Factor completely, if possible. Check your answer.$$y^{2}+10 y+16$$

Answer

**step1** Understanding the Expression

The given expression is $$y^{2}+10 y+16$$. This expression is a trinomial, meaning it consists of three terms. It includes a variable, 'y', raised to the power of two ($$y^2$$), 'y' raised to the power of one ($$10y$$), and a constant number ($$16$$).

**step2** Identifying the Goal of Factoring

Our objective is to factor this trinomial into a product of two binomials.
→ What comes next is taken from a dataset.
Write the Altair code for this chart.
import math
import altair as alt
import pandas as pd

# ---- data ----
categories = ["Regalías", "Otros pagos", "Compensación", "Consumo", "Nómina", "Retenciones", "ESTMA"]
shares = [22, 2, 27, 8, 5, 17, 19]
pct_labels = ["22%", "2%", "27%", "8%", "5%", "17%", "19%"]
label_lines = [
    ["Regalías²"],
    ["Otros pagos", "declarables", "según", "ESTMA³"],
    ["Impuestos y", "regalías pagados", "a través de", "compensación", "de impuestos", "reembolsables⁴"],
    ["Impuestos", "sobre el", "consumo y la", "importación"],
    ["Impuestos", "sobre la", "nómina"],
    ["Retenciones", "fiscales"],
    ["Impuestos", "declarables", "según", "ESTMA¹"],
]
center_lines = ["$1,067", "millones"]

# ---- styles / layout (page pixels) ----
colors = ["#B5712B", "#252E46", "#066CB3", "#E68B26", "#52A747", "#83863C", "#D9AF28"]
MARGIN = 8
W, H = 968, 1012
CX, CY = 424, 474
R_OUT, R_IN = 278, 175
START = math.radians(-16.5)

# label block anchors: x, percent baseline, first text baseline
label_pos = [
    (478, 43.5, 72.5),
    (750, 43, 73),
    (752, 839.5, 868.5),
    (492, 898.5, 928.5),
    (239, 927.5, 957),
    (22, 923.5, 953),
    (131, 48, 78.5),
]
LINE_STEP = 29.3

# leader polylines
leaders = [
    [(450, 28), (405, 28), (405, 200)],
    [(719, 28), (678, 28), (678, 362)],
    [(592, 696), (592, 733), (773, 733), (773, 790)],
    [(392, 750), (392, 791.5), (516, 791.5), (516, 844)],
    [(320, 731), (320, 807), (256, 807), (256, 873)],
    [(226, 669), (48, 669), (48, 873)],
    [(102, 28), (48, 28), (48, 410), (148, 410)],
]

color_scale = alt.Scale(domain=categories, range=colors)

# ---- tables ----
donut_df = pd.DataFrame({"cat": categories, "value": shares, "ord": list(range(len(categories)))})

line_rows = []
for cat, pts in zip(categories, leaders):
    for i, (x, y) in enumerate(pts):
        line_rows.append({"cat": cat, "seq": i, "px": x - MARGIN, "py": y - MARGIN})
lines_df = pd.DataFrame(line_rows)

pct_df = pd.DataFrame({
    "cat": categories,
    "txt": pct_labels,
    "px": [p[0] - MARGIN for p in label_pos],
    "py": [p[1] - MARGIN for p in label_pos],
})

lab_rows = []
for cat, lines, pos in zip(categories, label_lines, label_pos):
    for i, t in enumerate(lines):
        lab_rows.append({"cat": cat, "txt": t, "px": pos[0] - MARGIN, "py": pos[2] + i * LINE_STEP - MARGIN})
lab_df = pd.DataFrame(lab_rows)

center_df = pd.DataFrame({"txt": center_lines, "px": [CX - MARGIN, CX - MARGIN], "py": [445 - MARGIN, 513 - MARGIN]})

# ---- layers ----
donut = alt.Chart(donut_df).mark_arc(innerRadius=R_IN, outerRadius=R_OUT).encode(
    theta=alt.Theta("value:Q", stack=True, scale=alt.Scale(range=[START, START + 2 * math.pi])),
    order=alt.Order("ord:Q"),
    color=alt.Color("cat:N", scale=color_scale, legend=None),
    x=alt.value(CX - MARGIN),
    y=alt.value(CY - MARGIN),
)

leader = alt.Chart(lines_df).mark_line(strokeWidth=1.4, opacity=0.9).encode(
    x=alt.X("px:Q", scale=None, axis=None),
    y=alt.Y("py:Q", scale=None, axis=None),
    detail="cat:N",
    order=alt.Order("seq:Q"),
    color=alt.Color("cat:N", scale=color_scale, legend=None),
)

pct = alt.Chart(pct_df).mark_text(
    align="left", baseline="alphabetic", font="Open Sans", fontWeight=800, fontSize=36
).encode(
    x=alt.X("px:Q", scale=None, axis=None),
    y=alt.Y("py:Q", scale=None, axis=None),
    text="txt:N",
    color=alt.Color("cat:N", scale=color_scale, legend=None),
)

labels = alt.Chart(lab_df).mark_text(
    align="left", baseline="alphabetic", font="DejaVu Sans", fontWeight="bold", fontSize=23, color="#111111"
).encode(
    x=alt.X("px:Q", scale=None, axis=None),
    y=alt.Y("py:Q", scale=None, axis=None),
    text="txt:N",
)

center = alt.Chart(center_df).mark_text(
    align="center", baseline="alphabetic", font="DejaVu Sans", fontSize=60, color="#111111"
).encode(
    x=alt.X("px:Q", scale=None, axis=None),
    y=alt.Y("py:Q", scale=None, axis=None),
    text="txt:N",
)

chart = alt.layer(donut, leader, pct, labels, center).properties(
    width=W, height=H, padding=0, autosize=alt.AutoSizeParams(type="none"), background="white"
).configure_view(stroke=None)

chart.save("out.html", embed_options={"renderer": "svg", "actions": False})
A binomial is an expression with two terms. We are looking for two binomials, typically in the form $$(y+a)(y+b)$$, such that their multiplication yields the original trinomial $$y^{2}+10 y+16$$.
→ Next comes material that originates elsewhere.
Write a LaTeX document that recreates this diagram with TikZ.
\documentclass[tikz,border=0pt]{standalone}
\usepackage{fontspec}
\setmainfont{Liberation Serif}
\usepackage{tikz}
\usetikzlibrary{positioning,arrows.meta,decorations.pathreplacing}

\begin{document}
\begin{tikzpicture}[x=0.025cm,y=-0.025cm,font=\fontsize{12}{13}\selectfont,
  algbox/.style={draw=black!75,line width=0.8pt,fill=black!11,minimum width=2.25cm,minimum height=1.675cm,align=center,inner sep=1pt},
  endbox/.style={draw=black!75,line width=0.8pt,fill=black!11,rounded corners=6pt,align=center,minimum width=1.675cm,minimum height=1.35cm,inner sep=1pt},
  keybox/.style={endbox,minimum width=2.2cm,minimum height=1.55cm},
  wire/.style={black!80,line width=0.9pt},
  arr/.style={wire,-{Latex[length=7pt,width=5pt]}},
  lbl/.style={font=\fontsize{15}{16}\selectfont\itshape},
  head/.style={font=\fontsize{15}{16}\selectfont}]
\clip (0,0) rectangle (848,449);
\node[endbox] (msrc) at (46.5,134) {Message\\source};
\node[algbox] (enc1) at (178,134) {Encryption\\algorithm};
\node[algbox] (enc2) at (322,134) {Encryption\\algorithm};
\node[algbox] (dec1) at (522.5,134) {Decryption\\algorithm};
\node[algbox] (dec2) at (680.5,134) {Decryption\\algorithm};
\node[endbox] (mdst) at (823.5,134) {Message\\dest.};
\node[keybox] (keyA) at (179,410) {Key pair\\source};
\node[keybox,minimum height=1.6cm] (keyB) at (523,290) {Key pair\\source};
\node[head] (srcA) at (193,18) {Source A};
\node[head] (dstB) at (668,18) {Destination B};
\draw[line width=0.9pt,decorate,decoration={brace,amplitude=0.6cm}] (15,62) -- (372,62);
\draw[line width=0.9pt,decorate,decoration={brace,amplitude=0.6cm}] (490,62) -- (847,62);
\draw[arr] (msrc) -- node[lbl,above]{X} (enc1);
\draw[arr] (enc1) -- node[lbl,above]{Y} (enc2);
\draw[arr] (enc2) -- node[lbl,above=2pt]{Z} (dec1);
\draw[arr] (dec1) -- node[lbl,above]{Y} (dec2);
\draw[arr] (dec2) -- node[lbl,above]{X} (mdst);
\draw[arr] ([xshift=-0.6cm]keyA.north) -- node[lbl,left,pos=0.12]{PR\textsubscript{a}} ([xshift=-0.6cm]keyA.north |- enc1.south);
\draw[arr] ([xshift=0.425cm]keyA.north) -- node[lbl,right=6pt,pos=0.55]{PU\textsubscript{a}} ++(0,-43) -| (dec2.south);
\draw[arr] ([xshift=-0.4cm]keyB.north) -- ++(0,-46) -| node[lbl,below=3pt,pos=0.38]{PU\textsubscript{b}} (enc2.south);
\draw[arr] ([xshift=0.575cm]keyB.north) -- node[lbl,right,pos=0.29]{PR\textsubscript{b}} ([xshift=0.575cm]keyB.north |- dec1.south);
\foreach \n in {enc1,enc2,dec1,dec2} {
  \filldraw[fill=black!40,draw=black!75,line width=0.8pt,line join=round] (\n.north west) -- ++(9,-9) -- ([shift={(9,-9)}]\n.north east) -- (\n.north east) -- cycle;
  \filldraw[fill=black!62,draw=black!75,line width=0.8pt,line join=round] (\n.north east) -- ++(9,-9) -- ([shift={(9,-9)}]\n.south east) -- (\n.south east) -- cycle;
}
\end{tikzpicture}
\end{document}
**step3** Finding Pairs of Factors for the Constant Term

When two binomials of the form $$(y+a)(y+b)$$ are multiplied, the product of their constant terms, $$a \times b$$, must equal the constant term of the trinomial, which is $$16$$. Therefore, we need to identify all pairs of whole numbers whose product is $$16$$.
The pairs of factors for $$16$$ are:
$$1 \text{ and } 16$$
$$2 \text{ and } 8$$
$$4 \text{ and } 4$$
Since the terms in the original trinomial are all positive, the factors 'a' and 'b' must also be positive. We do not need to consider negative pairs for this specific problem.
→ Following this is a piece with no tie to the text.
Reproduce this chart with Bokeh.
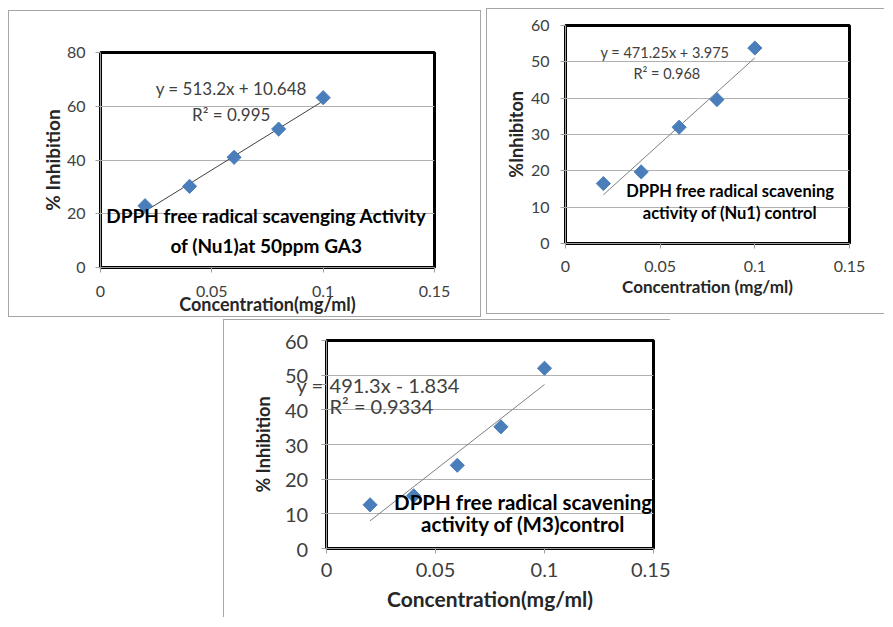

**step4** Finding the Pair of Factors that Sum to the Middle Coefficient

When multiplying two binomials $$(y+a)(y+b)$$, the sum of the inner and outer products, which simplifies to $$(a+b)y$$, corresponds to the middle term of the trinomial. This means that the sum of the two numbers, $$a+b$$, must equal the coefficient of the middle term of our trinomial, which is $$10$$.
Let's check the sum for each pair of factors we identified in the previous step:
For the pair $$1 \text{ and } 16$$: $$1 + 16 = 17$$
For the pair $$2 \text{ and } 8$$: $$2 + 8 = 10$$
For the pair $$4 \text{ and } 4$$: $$4 + 4 = 8$$
The pair of numbers that both multiply to $$16$$ and sum to $$10$$ is $$2$$ and $$8$$.

**step5** Constructing the Factored Form

Having found the two numbers, $$2$$ and $$8$$, that satisfy both conditions (their product is $$16$$ and their sum is $$10$$), we can now write the factored form of the expression.
The factored form of $$y^{2}+10 y+16$$ is $$(y+2)(y+8)$$.

**step6** Checking the Answer by Multiplication

To verify that our factoring is correct, we multiply the two binomials $$(y+2)$$ and $$(y+8)$$ using the distributive property (often remembered as FOIL: First, Outer, Inner, Last).
Multiply the First terms: $$y \times y = y^{2}$$
Multiply the Outer terms: $$y \times 8 = 8y$$
Multiply the Inner terms: $$2 \times y = 2y$$
Multiply the Last terms: $$2 \times 8 = 16$$
Now, add all these products together:
$$y^{2} + 8y + 2y + 16$$
Combine the like terms (the terms containing 'y'):
$$8y + 2y = 10y$$
So, the combined expression is:
$$y^{2} + 10y + 16$$
This result precisely matches the original expression, confirming that our factorization is correct.